Fraud Claims Against Mariano
The court acknowledged that IDNI had raised sufficient allegations of fraud against Mariano to warrant further examination at trial. IDNI claimed that Mariano made false representations regarding the necessity of amending the letter of credit and the implications of those amendments on IDNI's liability. The court highlighted that issues surrounding the truthfulness of Mariano's representations and whether IDNI's reliance on those representations was reasonable were disputed material facts that could not be resolved through summary judgment. Moreover, IDNI alleged that Mariano misled them about Clarendon's relationship with Foundation, which allegedly prevented IDNI from capitalizing on potentially lucrative policies. Given these contested issues, the court determined that the fraud claims against Mariano remained viable for trial, allowing IDNI the opportunity to demonstrate potential damages arising from Mariano’s alleged fraudulent conduct.
Damages and Economic Harm
In evaluating the potential damages related to Mariano's alleged fraud, the court considered the economic harm that IDNI claimed to have suffered. IDNI asserted that it was forced to put up substantial collateral due to Mariano's misrepresentations, which limited their ability to invest that money elsewhere. The court noted that IDNI could potentially demonstrate that it lost the opportunity to earn a return on its investment due to Mariano’s alleged fraudulent statements. Furthermore, IDNI argued that it was required to over-collateralize beyond what the Risk Sharing Agreement stipulated because of Mariano's actions. This aspect of the case underscored the necessity of resolving the material facts regarding damages at trial, especially if liability were established against Mariano. Thus, the court recognized the need for a trial to determine the extent of any damages IDNI might be entitled to if Mariano were found liable for fraud.

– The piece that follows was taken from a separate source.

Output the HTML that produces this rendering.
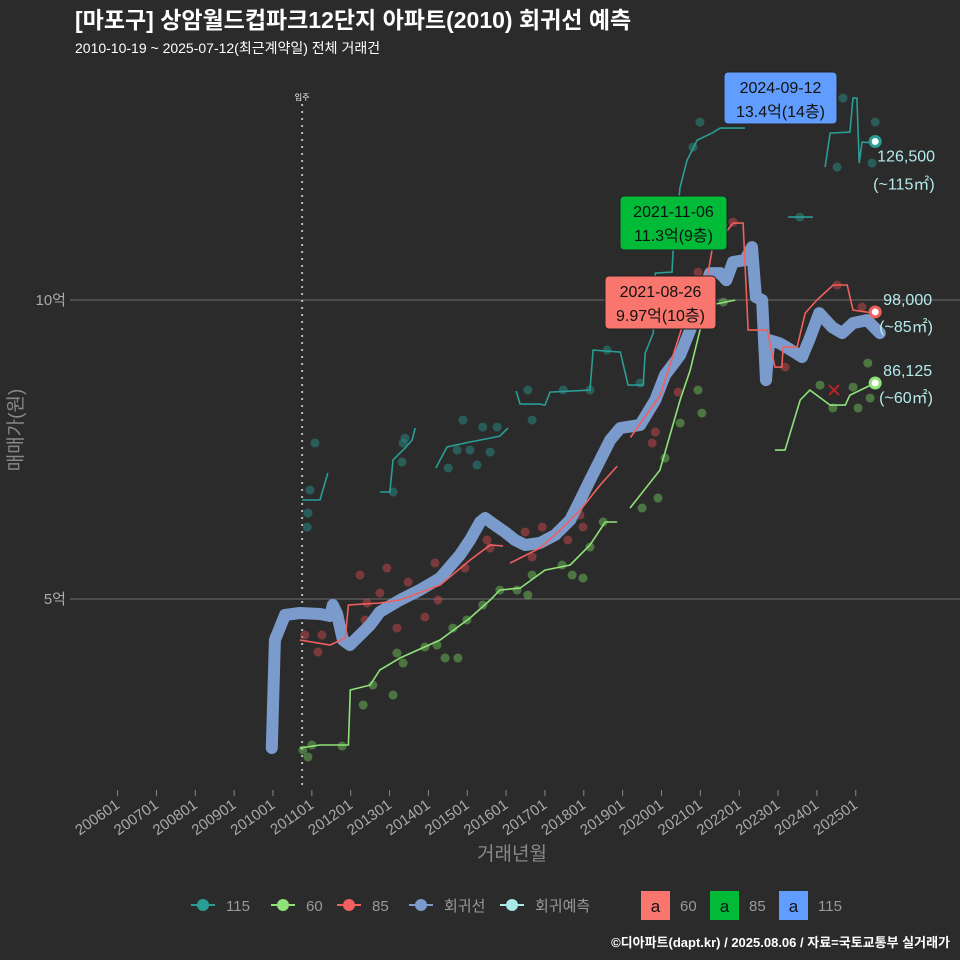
<!DOCTYPE html>
<html><head><meta charset="utf-8">
<style>
html,body{margin:0;padding:0;background:#2b2b2b;}
svg{display:block;font-family:"Liberation Sans","Noto Sans CJK KR",sans-serif;}
</style></head>
<body>
<svg id="chart" width="960" height="960" viewBox="0 0 960 960">
<rect width="960" height="960" fill="#2b2b2b"/>
<text x="75" y="28" fill="#ffffff" font-size="23" font-weight="bold">[마포구] 상암월드컵파크12단지 아파트(2010) 회귀선 예측</text>
<text x="75" y="53" fill="#ffffff" font-size="14">2010-10-19 ~ 2025-07-12(최근계약일) 전체 거래건</text>
<g id="grid"></g>
<g id="marks"></g>
<text x="22" y="430" fill="#888" font-size="19" transform="rotate(-90 22 430)" text-anchor="middle">매매가(원)</text>
<text x="512" y="860" fill="#888" font-size="19" text-anchor="middle">거래년월</text>
<g id="legend"></g>
<text x="950" y="947" fill="#ffffff" font-size="13" font-weight="bold" text-anchor="end">©디아파트(dapt.kr) / 2025.08.06 / 자료=국토교통부 실거래가</text>
</svg>
<script>
// ---- data (year as decimal, value in 만원) ----
const xTickYears=[2006,2007,2008,2009,2010,2011,2012,2013,2014,2015,2016,2017,2018,2019,2020,2021,2022,2023,2024,2025];
const yTickValues=[50000,100000];
const yTickLabels=["5억","10억"];
const regT=[2009.97,2010.05,2010.31,2010.69,2011.21,2011.47,2011.54,2011.65,2011.80,2011.98,2012.24,2012.50,2012.75,2013.27,2013.78,2014.30,2014.81,2015.07,2015.33,2015.46,2015.71,2015.97,2016.23,2016.49,2016.87,2017.26,2017.65,2017.91,2018.16,2018.42,2018.68,2018.94,2019.45,2019.84,2020.09,2020.48,2020.74,2020.99,2021.25,2021.51,2021.67,2021.84,2022.15,2022.33,2022.43,2022.59,2022.69,2022.77,2023.03,2023.21,2023.62,2023.80,2024.06,2024.39,2024.65,2024.93,2025.29,2025.62];
const regV=[25080,43140,47320,47660,47490,47160,49000,47490,43140,42310,43980,45650,47830,49830,51500,53510,57360,59870,62880,63540,62370,61200,59870,59030,59360,60700,63210,66560,69900,73240,76590,78600,79100,83280,87460,90800,94980,100000,104500,104500,103330,106340,106680,108850,100490,100000,86610,93300,92800,92130,90460,93300,97810,95470,94470,96140,96640,94470];
const t115=[2010.75,2011.21,2011.41,null,2012.75,2013.01,2013.09,2013.40,2013.58,2013.66,null,2014.19,2014.48,2015.07,2015.59,2015.84,2016.05,null,2016.26,2016.36,2016.87,2017.00,2017.13,2018.16,2018.24,2018.94,2019.14,2019.53,2019.58,2019.79,2019.84,2020.27,2020.30,2020.48,2020.66,2020.92,2021.30,2021.51,2022.15,null,2023.26,2023.90,null,2024.21,2024.34,2024.85,2024.93,2025.03,2025.09,2025.16,2025.50];
const v115=[66550,66550,71060,null,67890,67890,73240,75250,76580,78590,null,71900,75410,76250,76910,77250,78590,null,84770,82600,82600,82430,84600,84940,91630,91290,85770,85770,91120,94470,104500,104670,108350,118880,123390,126740,127910,128750,128750,null,113860,113860,null,122220,127910,128080,133760,133760,122890,126400,126240];
const t85=[2010.69,2011.47,2011.86,2011.94,2012.75,2013.27,2014.30,2015.07,2015.59,2015.92,null,2016.10,2016.87,2017.39,2017.91,2018.42,2018.86,null,2019.20,2019.97,2020.53,2021.20,2021.30,2021.84,2022.10,2022.23,2022.72,2022.92,2023.10,2023.13,2023.49,2023.70,2024.00,2024.42,2024.78,2024.93,2025.45];
const v85=[43140,42310,43470,49000,49330,49830,52330,56510,59030,58860,null,56010,58520,61530,64870,69050,72230,null,77000,84100,95470,104500,108350,112860,112860,94970,94970,88780,88780,92130,92130,97810,100000,102500,102500,98320,97810];
const t60=[2010.69,2011.21,2011.94,2011.99,2012.50,2012.75,2013.27,2014.30,2015.07,2015.59,2015.84,2016.36,2017.00,2017.65,2018.16,2018.55,2018.86,null,2019.19,2019.96,2020.48,2020.74,2020.99,2021.25,2021.90,null,2022.92,2023.18,2023.57,2023.82,2024.34,2024.73,2024.85,2025.50];
const v60=[25080,25580,25580,34780,35610,38120,40130,43140,46820,49830,51500,51830,54840,55680,59030,62870,62870,null,65200,71560,83270,88280,94970,99150,99980,null,74900,74900,83270,84940,82430,82430,84100,86120];
const d115T=[2011.08,2010.95,2010.90,2010.88,2013.40,2013.35,2013.32,2013.09,2014.89,2015.40,2015.77,2014.74,2015.07,2015.59,2014.51,2015.25,2016.67,2016.56,2017.47,2018.16,2018.60,2019.45,2020.99,2020.81,2024.67,2025.50,2024.52,2025.42,2023.56];
const d115V=[76080,68220,64370,62030,76910,76080,72900,67890,79920,78750,78750,74910,74910,74570,71900,72400,79920,84940,84940,84940,91630,86110,129750,125570,133760,129750,122220,122890,113860];
const d85T=[2012.24,2012.93,2014.17,2013.48,2012.75,2012.42,2012.37,2010.82,2011.26,2011.16,2013.19,2013.91,2014.25,2014.94,2015.51,2015.59,2016.49,2016.93,2016.67,2017.59,2017.98,2017.90,2018.55,2019.76,2019.84,2019.91,2020.43,2020.94,2021.84,2023.18,2024.52,2025.16];
const d85V=[54010,55180,56010,52840,51000,49320,46480,43970,43970,41130,45140,46980,49830,55180,59860,58520,61200,62030,57020,59860,62030,64040,74570,76080,77920,84600,84600,104670,113030,88780,102500,98820];
const d60T=[2010.77,2011.00,2010.90,2011.78,2012.32,2012.57,2013.09,2013.19,2013.35,2013.91,2014.22,2014.43,2014.76,2014.63,2014.99,2015.40,2015.84,2016.28,2016.56,2016.67,2017.44,2017.70,2017.98,2018.16,2018.50,2019.50,2019.91,2020.09,2020.48,2020.94,2021.59,2025.31,2024.08,2024.93,2025.06,2024.41,2025.37,2021.04];
const d60V=[24750,25580,23580,25410,32270,35610,33940,40960,39290,41970,42300,40130,40130,45140,46480,48990,51500,51500,50660,54010,55680,54010,53500,58690,62870,65210,66880,73570,79420,84940,99650,89450,85770,85440,81930,81930,83600,81090];
const lastT=[2025.50,2025.50,2025.50];
const lastV=[126500,98000,86125];
const lastLabels=["126,500","98,000","86,125"];
const lastAreas=["(~115㎡)","(~85㎡)","(~60㎡)"];
const cancelT=[2024.44];
const cancelV=[84940];
const moveInYear=2010.75;

// ---- scales ----
const X=t=>117.6+(t-2006)*38.85;
const Y=v=>898-v*0.00598;
const NS="http://www.w3.org/2000/svg";
function mk(tag,attrs,parent){const e=document.createElementNS(NS,tag);for(const k in attrs)e.setAttribute(k,attrs[k]);parent.appendChild(e);return e;}
const grid=document.getElementById('grid'),marks=document.getElementById('marks'),leg=document.getElementById('legend');

yTickValues.forEach((v,i)=>{
  const l=mk('line',{x1:70,x2:960,y1:Y(v),y2:Y(v),stroke:'#6e6e6e','stroke-width':1},grid);
  
  
  const t=mk('text',{x:66,y:Y(v)+5,fill:'#aaa','font-size':15,'text-anchor':'end'},grid);
  t.textContent=yTickLabels[i];
  
  
});
xTickYears.forEach(y=>{
  const x=X(y);
  const tk=mk('line',{x1:x,x2:x,y1:790,y2:796,stroke:'#888'},grid);
  
  
  const t=mk('text',{x:x+3,y:807,fill:'#aaa','font-size':15,'text-anchor':'end',transform:`rotate(-35 ${x+3} 807)`},grid);
  t.textContent=y+'01';
  
  
});
// move-in line
const mx=X(moveInYear);
const ml=mk('line',{x1:mx,x2:mx,y1:104,y2:790,stroke:'#bbb','stroke-width':2,'stroke-dasharray':'2 5'},grid);


const mt=mk('text',{x:mx,y:100,fill:'#fff','font-size':8,'text-anchor':'middle'},grid);
mt.textContent='입주';



function pathFrom(T,V){let d='',pen=false;for(let i=0;i<T.length;i++){if(T[i]===null){pen=false;continue;}d+=(pen?'L':'M')+X(T[i]).toFixed(1)+','+Y(V[i]).toFixed(1);pen=true;}return d;}
function dots(T,V,color,name){T.forEach((t,i)=>{const c=mk('circle',{cx:X(t),cy:Y(V[i]),r:4.5,fill:color,'fill-opacity':0.5},marks);});}
dots(d115T,d115V,'#2a8f88','dot-115');
dots(d85T,d85V,'#c9494c','dot-85');
dots(d60T,d60V,'#6fbf5a','dot-60');
const reg=mk('path',{d:pathFrom(regT,regV),fill:'none',stroke:'#7b9bcc','stroke-width':12,'stroke-linejoin':'round','stroke-linecap':'round'},marks);


[[t115,v115,'#2a9d96','line-115'],[t85,v85,'#f0605e','line-85'],[t60,v60,'#8fe27a','line-60']].forEach(s=>{
  const p=mk('path',{d:pathFrom(s[0],s[1]),fill:'none',stroke:s[2],'stroke-width':1.6},marks);
  
  
});
cancelT.forEach((t,i)=>{const x=X(t),y=Y(cancelV[i]);const p=mk('path',{d:`M${x-5},${y-5}L${x+5},${y+5}M${x-5},${y+5}L${x+5},${y-5}`,stroke:'#b22',"stroke-width":2},marks);});
const endCols=['#2a9d96','#f0605e','#8fe27a'];
lastT.forEach((t,i)=>{
  const c=mk('circle',{cx:X(t),cy:Y(lastV[i]),r:5,fill:'#fff',stroke:endCols[i],'stroke-width':3},marks);
  
  
  const dy=i===0?[20,48]:[-7,20];
  const dx=i===0?2:8;
  const a=mk('text',{x:X(t)+dx,y:Y(lastV[i])+dy[0],fill:'#b5eaea','font-size':16},marks);
  a.textContent=lastLabels[i];
  
  
  const b=mk('text',{x:X(t)+dx-4,y:Y(lastV[i])+dy[1],fill:'#b5eaea','font-size':16},marks);
  b.textContent=lastAreas[i];
  
  
});
// annotation boxes
[[724,72,113,52,'#619cff','2024-09-12','13.4억(14층)','max-115-annotation'],[620,196,107,54,'#00ba38','2021-11-06','11.3억(9층)','max-85-annotation'],[605,276,111,53,'#f8766d','2021-08-26','9.97억(10층)','max-60-annotation']].forEach(a=>{
  const g=mk('g',{},marks);
  
  
  mk('rect',{x:a[0],y:a[1],width:a[2],height:a[3],rx:4,fill:a[4],stroke:'#222'},g);
  const t1=mk('text',{x:a[0]+a[2]/2,y:a[1]+21,'font-size':16,'text-anchor':'middle',fill:'#111'},g);t1.textContent=a[5];
  const t2=mk('text',{x:a[0]+a[2]/2,y:a[1]+45,'font-size':16,'text-anchor':'middle',fill:'#111'},g);t2.textContent=a[6];
});
// legend
[[203,'#2a9d96','115'],[283,'#8fe27a','60'],[349,'#f0605e','85'],[421,'#7b9bcc','회귀선'],[512,'#a8e8e8','회귀예측']].forEach(l=>{
  const g=mk('g',{},leg);
  
  
  mk('line',{x1:l[0]-12,x2:l[0]+12,y1:905,y2:905,stroke:l[1],'stroke-width':2},g);
  mk('circle',{cx:l[0],cy:905,r:6,fill:l[1]},g);
  const t=mk('text',{x:l[0]+23,y:911,fill:'#999','font-size':15},g);t.textContent=l[2];
});
[[641,'#f8766d','60'],[710,'#00ba38','85'],[779,'#619cff','115']].forEach(l=>{
  const g=mk('g',{},leg);
  
  
  mk('rect',{x:l[0],y:891,width:29,height:29,fill:l[1]},g);
  const a=mk('text',{x:l[0]+14.5,y:912,fill:'#111','font-size':17,'text-anchor':'middle'},g);a.textContent='a';
  const t=mk('text',{x:l[0]+39,y:911,fill:'#999','font-size':15},g);t.textContent=l[2];
});
</script>
</body></html>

Conclusion on Summary Judgment
The court ultimately granted summary judgment in favor of Foundation and the other defendants regarding the breach of contract claims, concluding that IDNI's failure to pursue its exclusive remedy barred recovery. However, the court denied the motions for summary judgment concerning the fraud claims against Mariano, as material facts were disputed. This bifurcated outcome reflected the court's application of the summary judgment standard, where certain claims were dismissed based on undisputed evidence while leaving other claims open for trial based on contested factual issues. Thus, IDNI retained the opportunity to seek damages for the alleged fraudulent conduct of Mariano, while being precluded from recovering against Foundation and the other related companies due to the legal obstacles presented by their insolvency and the separate legal entity status of Foundation.